The fittings moment where this goes wrong
It tends to happen at the second fitting, when the dress is close enough to feel real. The hem is pinned, the bustle is discussed, and the bodice is “almost there”.
Someone says: “Can we make it a bit more snatched?” and everyone nods, because who says no to a waist.
But “snatched” is not a measurement. It’s a styling effect. And in alterations, effects have consequences: where the dress takes in, where it releases, and where it needs extra length to keep the front panel calm.
If you want definition without distortion, ask for support solutions first (boning placement, cups, waist stay, strap adjustment), then micro-taking-in second.
What to do instead: fit the dress to the body’s map, not the tape measure
A good alterations plan treats your body like a set of points, not a cylinder. Bust apex, ribcage, natural waist, high hip, full hip - they rarely line up as equal reductions.
Here’s the practical approach that keeps clean lines clean:
- Stabilise the top first. Get the bust support right (cups, strap length, neckline security) before anyone touches the waist. A bodice that floats will always “need” taking in somewhere.
- Reduce where the dress is truly excess. Side seams aren’t a universal fix. Sometimes the back seam, darts, or neckline edge is the correct area.
- Rebalance after each change. If the side seam moves forward, something’s off. If the centre front isn’t hanging straight, stop and reassess before doing more.
- Fit for movement, not mannequin stillness. Sit, lift your arms, take normal breaths, walk. A clean silhouette only works if it stays calm when you’re alive inside it.
A quick checklist for your next fitting
Bring this, literally, as notes in your phone:
- Are there diagonal lines pointing to a seam? (Tension, not “wrinkles”.)
- Does the side seam sit at the side, or is it creeping forward/back?
- Does the skirt hang straight when you walk, or does it twist?
- Can you inhale fully without the neckline shifting?
- Does the dress feel “held” by internal support, or only by tightness?
If you can answer those calmly, you’re protecting the silhouette, not just chasing a smaller number.
When taking in is fine - and when it’s a red flag
Taking in is normal. Most dresses need it. The issue is how and how much.
It’s usually fine when:
- the alteration is small and local (a dart refined, a neckline edge corrected)
- the dress is supported internally (so the fabric isn’t doing the job of a bra)
- the grain and seams stay where they were designed to sit
It’s a red flag when:
- the dress looks great clipped but worse sewn
- drag lines appear after you sit down once
- you’re being told “it will relax” when the fabric is actually under strain
- the seamstress keeps chasing wrinkles by making it tighter everywhere
A clean dress should look quieter as it gets closer to finished, not more “busy”.
The quiet rule that saves modern dresses
Minimal bridal is unforgiving, but it’s not fragile.
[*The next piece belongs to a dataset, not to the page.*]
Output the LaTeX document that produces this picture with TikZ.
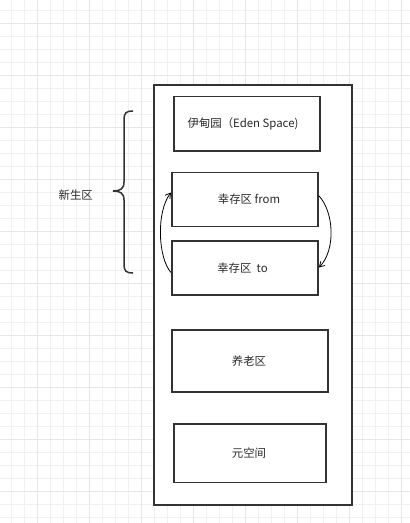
\documentclass[tikz,border=0pt]{standalone}
\usepackage{fontspec}
\setmainfont{Noto Sans CJK SC}
\usetikzlibrary{arrows.meta}
\definecolor{edge}{HTML}{333333}
\definecolor{txt}{HTML}{2A2A2A}
\definecolor{gridminor}{HTML}{F1F1F1}
\definecolor{gridmajor}{HTML}{E6E6E6}
\tikzset{
  region/.style={draw=edge, line width=1.6pt, fill=white, anchor=north west, inner sep=0pt},
  label/.style={text=txt, font=\fontsize{11.4pt}{13pt}\selectfont, inner sep=0pt},
  flow/.style={draw=black, line width=0.8pt, -{Straight Barb[length=5pt,width=6pt]}},
}
\begin{document}
\begin{tikzpicture}[x=1pt,y=-1pt]
\useasboundingbox (0,0) rectangle (410,523);
\fill[white] (0,0) rectangle (410,523);
% grid
\foreach \x in {11.5,24.5,...,410} \draw[gridminor, line width=0.8pt] (\x,0) -- (\x,523);
\foreach \y in {10,23,...,523} \draw[gridminor, line width=0.8pt] (0,\y) -- (410,\y);
\foreach \x in {37.5,89.5,...,410} \draw[gridmajor, line width=0.8pt] (\x,0) -- (\x,523);
\foreach \y in {23,75,...,523} \draw[gridmajor, line width=0.8pt] (0,\y) -- (410,\y);
% outer heap
\node[region, line width=1.9pt, minimum width=198pt, minimum height=420pt] (heap) at (153.3,84.3) {};
% inner regions
\node[region, minimum width=146pt, minimum height=54.6pt] (eden) at (173.3,95.7) {};
\node[region, minimum width=146.3pt, minimum height=54pt] (from) at (171,171.7) {};
\node[region, minimum width=146.3pt, minimum height=54pt] (to) at (171,240.3) {};
\node[region, minimum width=156.3pt, minimum height=61.7pt] (old) at (171,329.3) {};
\node[region, minimum width=152pt, minimum height=58.4pt] (meta) at (173,423.3) {};
% labels
\node[label] (edenl) at (243,124) {伊甸园（Eden Space)};
\node[label] (froml) at (249,199.5) {幸存区 from};
\node[label] (tol) at (242.5,268.5) {幸存区\ \ to};
\node[label] (oldl) at (249,361) {养老区};
\node[label] (metal) at (249,453) {元空间};
\node[label] (young) at (75.8,195) {新生区};
% brace
\draw[edge, line width=1.5pt] (133,111) .. controls (126,111) and (124,113) .. (124,120) -- (124,182) .. controls (124,189) and (120,191) .. (113,191) .. controls (120,191) and (124,193) .. (124,200) -- (124,264) .. controls (124,271) and (126,273) .. (133,273);
% survivor exchange arrows
\draw[flow] ([yshift=-4.4pt]to.west) .. controls (158,258) and (156,212) .. ([yshift=7pt]from.west);
\draw[flow] ([yshift=3.7pt]from.east) .. controls (334,212) and (336,250) .. ([yshift=0.6pt]to.east);
\end{tikzpicture}
\end{document}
It just requires one boring discipline: don’t force the dress into shape by shrinking it past its balance point.
The best wedding dress alterations don’t announce themselves. They make you feel secure, breathe normally, and forget about the dress entirely - which is exactly when a clean silhouette looks the most expensive.
FAQ:
- How can I tell if the dress is too tight or just needs steaming? Steam helps soft, shallow creasing. If you see diagonal pull lines, seam migration, or twisting when you walk, that’s fit tension and steaming won’t fix it.
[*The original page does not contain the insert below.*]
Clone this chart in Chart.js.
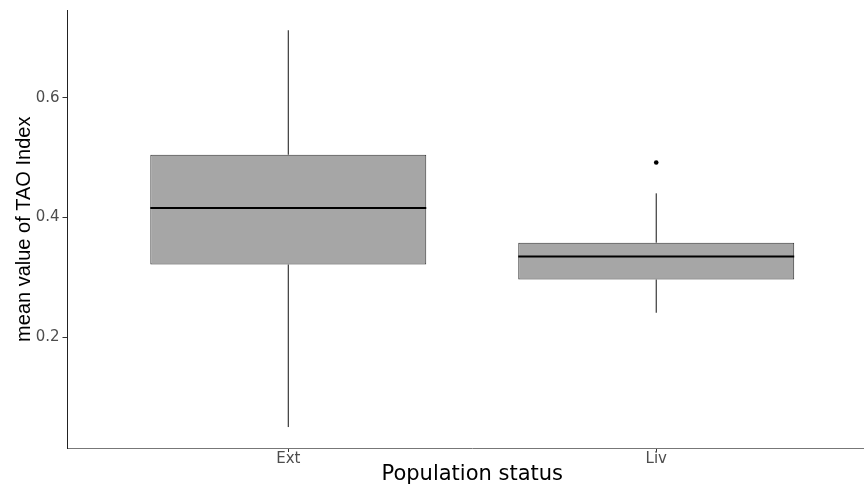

- Is shapewear the solution to line distortion? Sometimes it smooths minor surface texture, but it won’t correct a dress that’s been over-taken-in or thrown off balance. In some cases it makes distortion worse by adding friction and changing how the dress moves.
- Can line distortion be fixed once it’s sewn? Often, yes - but it depends on seam allowance, fabric, and how many times seams have been unpicked. The sooner you flag it (before final stitching and finishing), the better the outcome.
- What should I ask for if I want a “snatched” waist without distortion? Ask about internal support first: cups, boning placement, a waist stay, and strap refinement. Then take in strategically where there is true excess, with rebalancing checks after each change.